++++ Data for this exercise ++++

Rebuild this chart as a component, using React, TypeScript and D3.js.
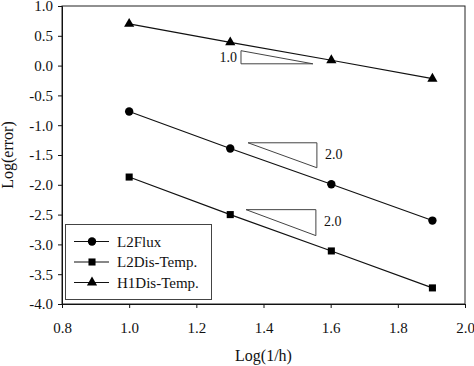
import React, { useEffect, useRef } from 'react';
import * as d3 from 'd3';

const xValues = [1.0, 1.301, 1.602, 1.903];
const l2Flux = [-0.77, -1.39, -1.99, -2.6];
const l2DisTemp = [-1.87, -2.5, -3.11, -3.73];
const h1DisTemp = [0.7, 0.39, 0.09, -0.22];

const xTicks = [0.8, 1.0, 1.2, 1.4, 1.6, 1.8, 2.0];
const yTicks = [1.0, 0.5, 0.0, -0.5, -1.0, -1.5, -2.0, -2.5, -3.0, -3.5, -4.0];

// slope triangles in data units
const slopeTris = [
  { x0: 1.333, x1: 1.547, yTop: 0.25, yBot: 0.03, label: '1.0', side: 'left', ly: 0.14 },
  { x0: 1.354, x1: 1.559, yTop: -1.295, yBot: -1.714, label: '2.0', side: 'right', ly: -1.49 },
  { x0: 1.348, x1: 1.556, yTop: -2.417, yBot: -2.853, label: '2.0', side: 'right', ly: -2.6 },
];

const series = [
  { name: 'L2Flux', values: l2Flux, symbol: d3.symbolCircle, size: 55 },
  { name: 'L2Dis-Temp.', values: l2DisTemp, symbol: d3.symbolSquare, size: 50 },
  { name: 'H1Dis-Temp.', values: h1DisTemp, symbol: d3.symbolTriangle, size: 45 },
];

const font = 'Liberation Serif, Times New Roman, serif';

export default function App() {
  const svgRef = useRef<SVGSVGElement>(null);

  useEffect(() => {
    if (!svgRef.current) return;
    const svg = d3.select(svgRef.current);
    svg.selectAll('*').remove();

    const margin = { top: 6, right: 9, bottom: 62, left: 62 };
    const width = 474;
    const height = 366;

    const x = d3.scaleLinear().domain([0.8, 2.0]).range([margin.left, width - margin.right]);
    const y = d3.scaleLinear().domain([-4.0, 1.0]).range([height - margin.bottom, margin.top]);

    // frame (top + right)
    svg.append('rect')
      .attr('x', x(0.8)).attr('y', y(1.0))
      .attr('width', x(2.0) - x(0.8)).attr('height', y(-4.0) - y(1.0))
      .attr('fill', 'none').attr('stroke', '#222').attr('stroke-width', 1);

    const fmt = (d: any) => d3.format('.1f')(d).replace('−', '-');
    const xAxis = svg.append('g')
      .attr('transform', `translate(0,${y(-4.0)})`)
      .call(d3.axisBottom(x).tickValues(xTicks).tickFormat(fmt).tickSize(4).tickPadding(14));
    const yAxis = svg.append('g')
      .attr('transform', `translate(${x(0.8)},0)`)
      .call(d3.axisLeft(y).tickValues(yTicks).tickFormat(fmt).tickSize(4).tickPadding(5));

    [xAxis, yAxis].forEach(a => {
      a.attr('font-family', font).attr('font-size', 15);
      a.selectAll('text').attr('fill', '#111');
      a.selectAll('line').attr('stroke', '#111');
      a.select('.domain').attr('stroke', '#111');
    });

    // axis titles
    svg.append('text')
      .attr('x', x(1.4)).attr('y', 361)
      .attr('text-anchor', 'middle')
      .attr('font-family', font).attr('font-size', 16).attr('fill', '#111')
      .text('Log(1/h)');
    svg.append('text')
      .attr('transform', `translate(13,${y(-1.5)}) rotate(-90)`)
      .attr('text-anchor', 'middle')
      .attr('font-family', font).attr('font-size', 16).attr('fill', '#111')
      .text('Log(error)');

    // slope triangles
    slopeTris.forEach(t => {
      const pts: [number, number][] = t.side === 'left'
        ? [[x(t.x0), y(t.yTop)], [x(t.x0), y(t.yBot)], [x(t.x1), y(t.yBot)]]
        : [[x(t.x0), y(t.yTop)], [x(t.x1), y(t.yTop)], [x(t.x1), y(t.yBot)]];
      svg.append('path')
        .attr('d', d3.line()(pts) + 'Z')
        .attr('fill', 'none').attr('stroke', '#444').attr('stroke-width', 1);
      svg.append('text')
        .attr('x', t.side === 'left' ? x(t.x0) - 4 : x(t.x1) + 8)
        .attr('y', y(t.ly) + 5)
        .attr('text-anchor', t.side === 'left' ? 'end' : 'start')
        .attr('font-family', font).attr('font-size', 14).attr('fill', '#111')
        .text(t.label);
    });

    // series
    const line = d3.line<number>().x((_, i) => x(xValues[i])).y(d => y(d));
    series.forEach(s => {
      svg.append('path')
        .attr('d', line(s.values))
        .attr('fill', 'none').attr('stroke', '#111').attr('stroke-width', 1.2);
      svg.append('g').selectAll('path')
        .data(s.values)
        .join('path')
        .attr('transform', (d, i) => `translate(${x(xValues[i])},${y(d)})`)
        .attr('d', d3.symbol().type(s.symbol).size(s.size)())
        .attr('fill', '#000');
    });

    // legend
    const lg = svg.append('g');
    lg.append('rect')
      .attr('x', 65.5).attr('y', 224.5).attr('width', 146).attr('height', 75)
      .attr('fill', '#fff').attr('stroke', '#444').attr('stroke-width', 1);
    series.forEach((s, i) => {
      const ly = 241.5 + i * 20.5;
      lg.append('line')
        .attr('x1', 74).attr('x2', 109).attr('y1', ly).attr('y2', ly)
        .attr('stroke', '#111').attr('stroke-width', 1.2);
      lg.append('path')
        .attr('transform', `translate(92,${ly})`)
        .attr('d', d3.symbol().type(s.symbol).size(s.size)())
        .attr('fill', '#000');
      lg.append('text')
        .attr('x', 117).attr('y', ly + 5)
        .attr('font-family', font).attr('font-size', 15).attr('fill', '#111')
        .text(s.name);
    });
  }, []);

  return (
    <svg
      ref={svgRef}
      width={474}
      height={366}
      style={{ position: 'absolute', left: 0, top: 0, background: '#fff' }}
    />
  );
}
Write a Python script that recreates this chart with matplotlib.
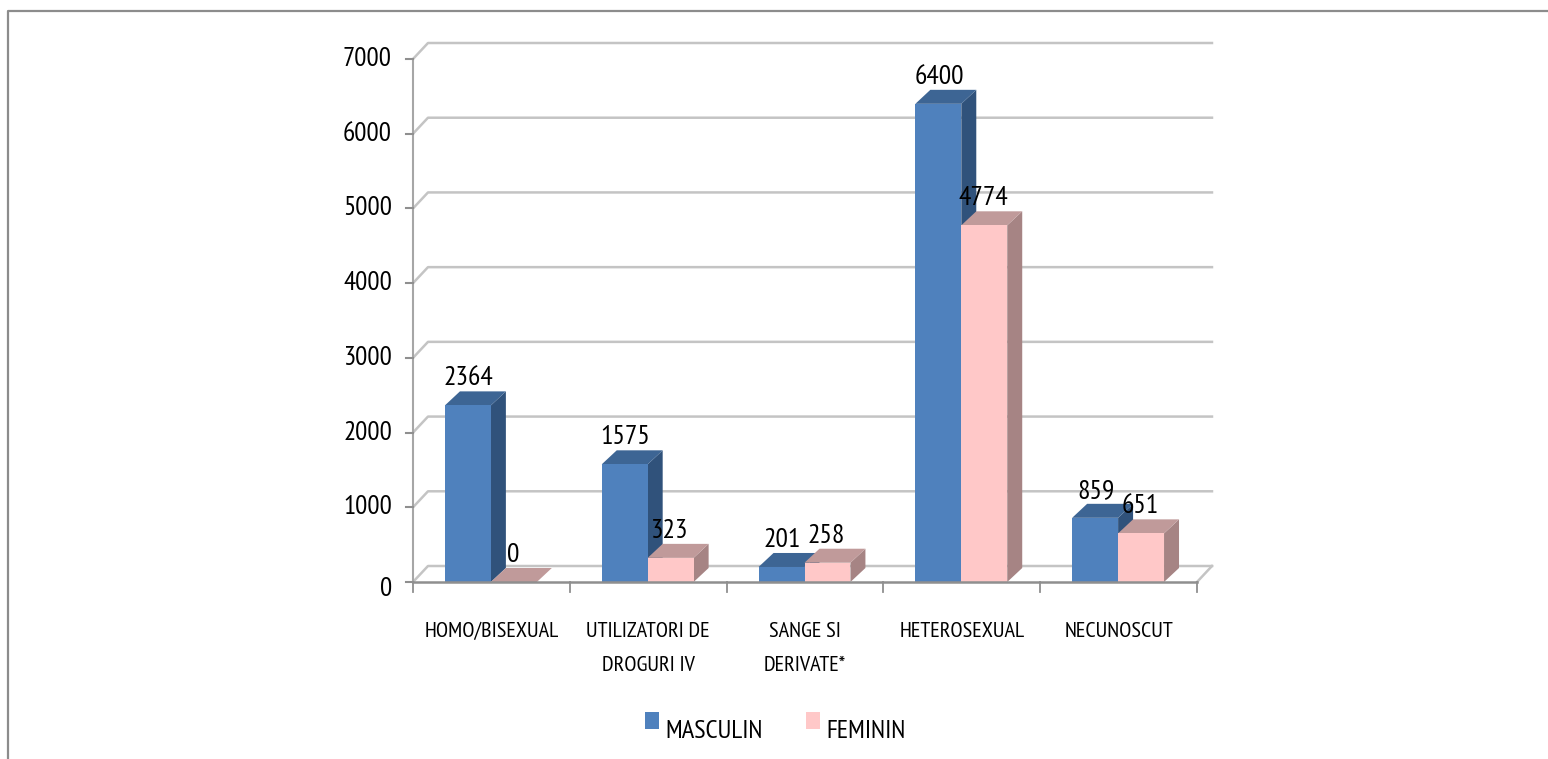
import matplotlib
matplotlib.use('Agg')
import matplotlib.pyplot as plt
from matplotlib.patches import Polygon, Rectangle
from matplotlib import font_manager as fm
import numpy as np

categories = ['HOMO/BISEXUAL', 'UTILIZATORI DE\nDROGURI IV', 'SANGE SI\nDERIVATE*', 'HETEROSEXUAL', 'NECUNOSCUT']
masculin = [2364, 1575, 201, 6400, 859]
feminin = [0, 323, 258, 4774, 651]
y_ticks = [0, 1000, 2000, 3000, 4000, 5000, 6000, 7000]

# narrow face if this machine has one
installed = {f.name for f in fm.fontManager.ttflist}
plt.rcParams['font.family'] = [n for n in ['PT Sans Narrow', 'Roboto', 'DejaVu Sans'] if n in installed]

W, H = 1548, 759
fig = plt.figure(figsize=(W / 100, H / 100), dpi=100)

# frame round the chart, in figure pixels
fig.add_artist(plt.Line2D([8 / W, 8 / W, 1], [0, 1 - 11 / H, 1 - 11 / H], color='#8c8c8c', lw=1.6))

ax = fig.add_axes([413 / W, 1 - 582 / H, (1197 - 413) / W, (582 - 59) / H])
ax.set_xlim(0, 5)
ax.set_ylim(0, 7000)
ax.axis('off')

# depth of the fake 3d, in data units
px_y = 7000 / 523.
dx = 15 / 157.
dy = 16 * px_y
bar_dx = 15 / 157.
bar_dy = 14 * px_y
bar_w = 46 / 157.
gap = 32 / 157.
grid = '#c4c4c4'

# floor / wall gridlines
for v in y_ticks:
    ax.plot([0, dx, 5 + dx], [v, v + dy, v + dy], color=grid, lw=1.8, clip_on=False, zorder=1)
ax.plot([5, 5 + dx], [0, dy], color=grid, lw=1.8, clip_on=False, zorder=1)

# axis lines and ticks
ax.plot([0, 0], [0, 7000], color='#a6a6a6', lw=1.5, clip_on=False, zorder=2)
ax.plot([0, 5], [0, 0], color='#8f8f8f', lw=1.8, clip_on=False, zorder=6)
for v in y_ticks:
    ax.plot([-7 / 157., 0], [v, v], color='#8f8f8f', lw=1.5, clip_on=False, zorder=2)
    # the bottom label sits a little under its tick in the original
    ax.annotate(str(v), (0, v), xytext=(-21, -7 if v == 0 else 0), textcoords='offset pixels',
                ha='right', va='center', fontsize=19.5, annotation_clip=False)
for i in range(6):
    ax.plot([i, i], [0, -10 * px_y], color='#8f8f8f', lw=1.3, clip_on=False, zorder=2)


def bar3d(x, v, front, top, side, z):
    ax.add_patch(Polygon([(x + bar_w, 0), (x + bar_w + bar_dx, bar_dy), (x + bar_w + bar_dx, v + bar_dy), (x + bar_w, v)],
                         fc=side, ec='none', zorder=z))
    ax.add_patch(Polygon([(x, v), (x + bar_dx, v + bar_dy), (x + bar_w + bar_dx, v + bar_dy), (x + bar_w, v)],
                         fc=top, ec='none', zorder=z))
    if v > 0:
        ax.add_patch(Rectangle((x, 0), bar_w, v, fc=front, ec='none', zorder=z + 0.1))


for i in range(5):
    x0 = i + gap
    bar3d(x0, masculin[i], '#4f81bd', '#3d6594', '#30527b', 3 + i * 0.01)
    bar3d(x0 + bar_w, feminin[i], '#ffc8c8', '#c09a9a', '#a68484', 4 + i * 0.01)
    ax.text(x0 + bar_w / 2 + 0.005, masculin[i] + bar_dy + 1 * px_y, str(masculin[i]),
            ha='center', va='bottom', fontsize=20, zorder=8)
    ax.text(x0 + bar_w * 1.5 - 0.005, feminin[i] + bar_dy + 1 * px_y, str(feminin[i]),
            ha='center', va='bottom', fontsize=20, zorder=8)
    ax.text(i + 0.5, -40 * px_y, categories[i], ha='center', va='top', fontsize=16, linespacing=2.0)

# legend
fig.add_artist(Rectangle((645 / W, 1 - 729 / H), 14 / W, 17 / H, fc='#4f81bd', ec='none', transform=fig.transFigure))
fig.add_artist(Rectangle((806 / W, 1 - 729 / H), 14 / W, 17 / H, fc='#ffc8c8', ec='none', transform=fig.transFigure))
fig.text(665 / W, 1 - 731 / H, 'MASCULIN', ha='left', va='center', fontsize=19)
fig.text(826 / W, 1 - 731 / H, 'FEMININ', ha='left', va='center', fontsize=19)

fig.savefig('out.png', dpi=100)
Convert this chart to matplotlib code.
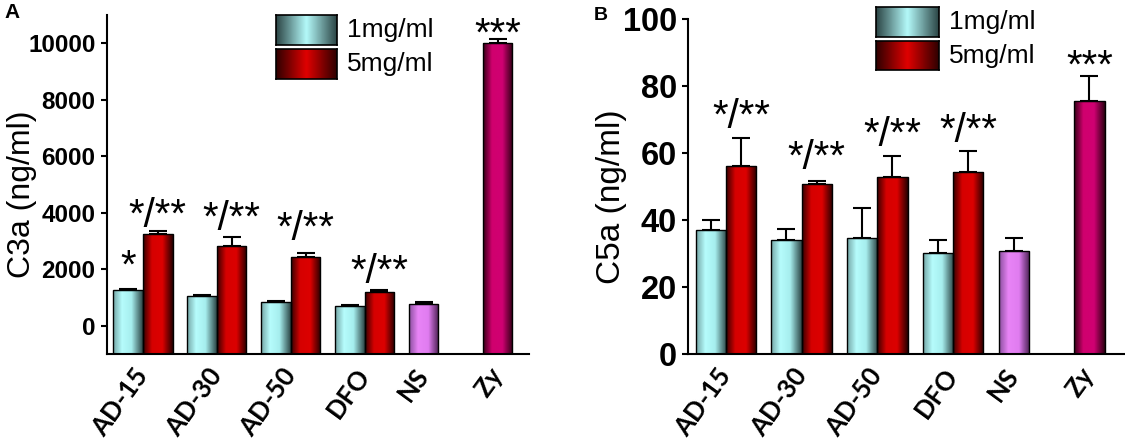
import numpy as np
import matplotlib
matplotlib.use('Agg')
import matplotlib.pyplot as plt
from matplotlib.colors import LinearSegmentedColormap

# data
groups = ['AD-15', 'AD-30', 'AD-50', 'DFO', 'NS', 'Zy']

c3a_1mg = [1250, 1040, 825, 710]
c3a_1mg_err = [40, 45, 35, 25]
c3a_5mg = [3240, 2840, 2440, 1190]
c3a_5mg_err = [110, 300, 130, 60]
c3a_ns, c3a_ns_err = 780, 60
c3a_zy, c3a_zy_err = 10010, 130

c5a_1mg = [37.1, 33.9, 34.7, 30.1]
c5a_1mg_err = [2.9, 3.5, 9.0, 3.9]
c5a_5mg = [56.2, 50.7, 52.9, 54.3]
c5a_5mg_err = [8.2, 1.0, 6.3, 6.4]
c5a_ns, c5a_ns_err = 30.7, 3.8
c5a_zy, c5a_zy_err = 75.6, 7.4

# significance marks: (text, baseline y)
sig_a_1mg = [('*', 1710)]
sig_a_5mg = [('*/**', 3510), ('*/**', 3400), ('*/**', 3020), ('*/**', 1510)]
sig_a_zy = ('***', 9900)
sig_b_5mg = [('*/**', 67.4), ('*/**', 55.3), ('*/**', 62.0), ('*/**', 63.4)]
sig_b_zy = ('***', 82.5)

ARIAL = 'Liberation Sans'
CAL = 'Lato'

cyan = LinearSegmentedColormap.from_list('cy', [(0, '#74a6a6'), (0.3, '#b6fcfc'), (0.62, '#a6eeee'), (1, '#2c4646')])
red = LinearSegmentedColormap.from_list('rd', [(0, '#3a0000'), (0.3, '#d60000'), (0.65, '#dc0000'), (1, '#280000')])
violet = LinearSegmentedColormap.from_list('vi', [(0, '#8c50a0'), (0.3, '#e884f6'), (0.65, '#e07cf0'), (1, '#4a2052')])
magenta = LinearSegmentedColormap.from_list('mg', [(0, '#3a0018'), (0.3, '#d0006e'), (0.65, '#d00072'), (1, '#300014')])
cyan_leg = LinearSegmentedColormap.from_list('cl', [(0, '#2c4646'), (0.5, '#b4fafa'), (1, '#2c4646')])
red_leg = LinearSegmentedColormap.from_list('rl', [(0, '#300000'), (0.5, '#e00000'), (1, '#300000')])

grad = np.linspace(0, 1, 64).reshape(1, -1)

W, H = 1125, 445
fig = plt.figure(figsize=(W / 100, H / 100), dpi=100)


def px(x0, y0, x1, y1):
    return [x0 / W, 1 - y1 / H, (x1 - x0) / W, (y1 - y0) / H]


def fill(ax, bars, cmap):
    for b in bars:
        x0, y0 = b.get_x(), b.get_y()
        im = ax.imshow(grad, cmap=cmap, aspect='auto', interpolation='bilinear',
                       extent=[x0, x0 + b.get_width(), y0, y0 + b.get_height()], zorder=1)
        im.set_clip_path(b)


def panel(ax, v1, e1, v5, e5, ns, nse, zy, zye, base):
    w = 0.4
    x = np.arange(len(v1))
    kw = dict(width=w, facecolor='none', edgecolor='black', linewidth=1.0, zorder=2)
    b1 = ax.bar(x - w / 2, np.array(v1) - base, bottom=base, **kw)
    b5 = ax.bar(x + w / 2, np.array(v5) - base, bottom=base, **kw)
    bn = ax.bar([len(v1) - w / 2], [ns - base], bottom=base, **kw)
    bz = ax.bar([len(v1) + 1 - w / 2], [zy - base], bottom=base, **kw)
    fill(ax, b1, cyan)
    fill(ax, b5, red)
    fill(ax, bn, violet)
    fill(ax, bz, magenta)
    ek = dict(fmt='none', ecolor='black', elinewidth=1.5, capsize=6.5, capthick=1.5, zorder=3)
    ax.errorbar(x - w / 2, v1, yerr=[np.zeros(len(v1)), e1], **ek)
    ax.errorbar(x + w / 2, v5, yerr=[np.zeros(len(v5)), e5], **ek)
    ax.errorbar([len(v1) - w / 2], [ns], yerr=[[0], [nse]], **ek)
    ax.errorbar([len(v1) + 1 - w / 2], [zy], yerr=[[0], [zye]], **ek)
    ticks = list(x) + [len(v1) - w / 2, len(v1) + 1 - w / 2]
    ax.set_xticks(ticks)
    ax.set_xticklabels(groups, rotation=54, ha='right', va='center', rotation_mode='anchor',
                       fontfamily=CAL, fontweight='bold', fontsize=18.5)
    ax.tick_params(axis='x', length=0, pad=12)
    ax.tick_params(axis='y', direction='out', length=4.5, width=1.5)
    for s in ['top', 'right']:
        ax.spines[s].set_visible(False)
    for s in ['left', 'bottom']:
        ax.spines[s].set_linewidth(1.5)
    return x, w


# panel A
axA = fig.add_axes(px(106.5, 15, 528.6, 354))
xA, w = panel(axA, c3a_1mg, c3a_1mg_err, c3a_5mg, c3a_5mg_err, c3a_ns, c3a_ns_err, c3a_zy, c3a_zy_err, -1000)
axA.set_ylim(-1000, 11000)
axA.set_xlim(-0.494, 5.22)
axA.set_yticks([0, 2000, 4000, 6000, 8000, 10000])
for t in axA.get_yticklabels():
    t.set_fontfamily(ARIAL); t.set_fontweight('bold'); t.set_fontsize(17.5)
axA.set_ylabel('C3a (ng/ml)', fontfamily=ARIAL, fontsize=23)
axA.yaxis.set_label_coords(-0.165, 0.47)
for i, (s, y) in enumerate(sig_a_1mg):
    axA.text(xA[i] - w / 2, y, s, ha='center', va='baseline', fontfamily=ARIAL, fontsize=29)
for i, (s, y) in enumerate(sig_a_5mg):
    axA.text(xA[i] + w / 2, y, s, ha='center', va='baseline', fontfamily=ARIAL, fontsize=29)
axA.text(len(c3a_1mg) + 1 - w / 2, sig_a_zy[1], sig_a_zy[0], ha='center', va='baseline', fontfamily=ARIAL, fontsize=29)
fig.text(4 / W, 1 - 13 / H, 'A', fontfamily=ARIAL, fontweight='bold', fontsize=15, va='center')

# panel B
axB = fig.add_axes(px(688, 19, 1125, 354))
xB, w = panel(axB, c5a_1mg, c5a_1mg_err, c5a_5mg, c5a_5mg_err, c5a_ns, c5a_ns_err, c5a_zy, c5a_zy_err, 0)
axB.set_ylim(0, 100)
axB.set_xlim(-0.50, 5.27)
axB.set_yticks([0, 20, 40, 60, 80, 100])
for t in axB.get_yticklabels():
    t.set_fontfamily(ARIAL); t.set_fontweight('bold'); t.set_fontsize(23.5)
axB.set_ylabel('C5a (ng/ml)', fontfamily=ARIAL, fontsize=24)
axB.yaxis.set_label_coords(-0.14, 0.47)
for i, (s, y) in enumerate(sig_b_5mg):
    axB.text(xB[i] + w / 2, y, s, ha='center', va='baseline', fontfamily=ARIAL, fontsize=29)
axB.text(len(c5a_1mg) + 1 - w / 2, sig_b_zy[1], sig_b_zy[0], ha='center', va='baseline', fontfamily=ARIAL, fontsize=29)
fig.text(594 / W, 1 - 16 / H, 'B', fontfamily=ARIAL, fontweight='bold', fontsize=14, va='center')

# legends
legends = [((276, 15, 337, 45), (276, 49, 337, 79), 347),
           ((876, 7, 939, 37), (876, 41, 939, 70), 949)]
for sw1, sw5, tx in legends:
    for box, cm, lab in [(sw1, cyan_leg, '1mg/ml'), (sw5, red_leg, '5mg/ml')]:
        la = fig.add_axes(px(*box))
        la.imshow(grad, cmap=cm, aspect='auto', interpolation='bilinear')
        la.set_xticks([]); la.set_yticks([])
        for s in la.spines.values():
            s.set_linewidth(1.2)
        fig.text(tx / W, 1 - (box[1] + box[3]) / 2 / H, lab, fontfamily=ARIAL, fontsize=19, va='center')

fig.savefig('out.png', dpi=100)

++++

In the data above, please extract the lines from the first one through the line with "const h1DisTemp = [0.7, 0.39, 0.09, -0.22];", exactly, and keep pictures out.

**Answer to this problem:**
Rebuild this chart as a component, using React, TypeScript and D3.js.
import React, { useEffect, useRef } from 'react';
import * as d3 from 'd3';

const xValues = [1.0, 1.301, 1.602, 1.903];
const l2Flux = [-0.77, -1.39, -1.99, -2.6];
const l2DisTemp = [-1.87, -2.5, -3.11, -3.73];
const h1DisTemp = [0.7, 0.39, 0.09, -0.22];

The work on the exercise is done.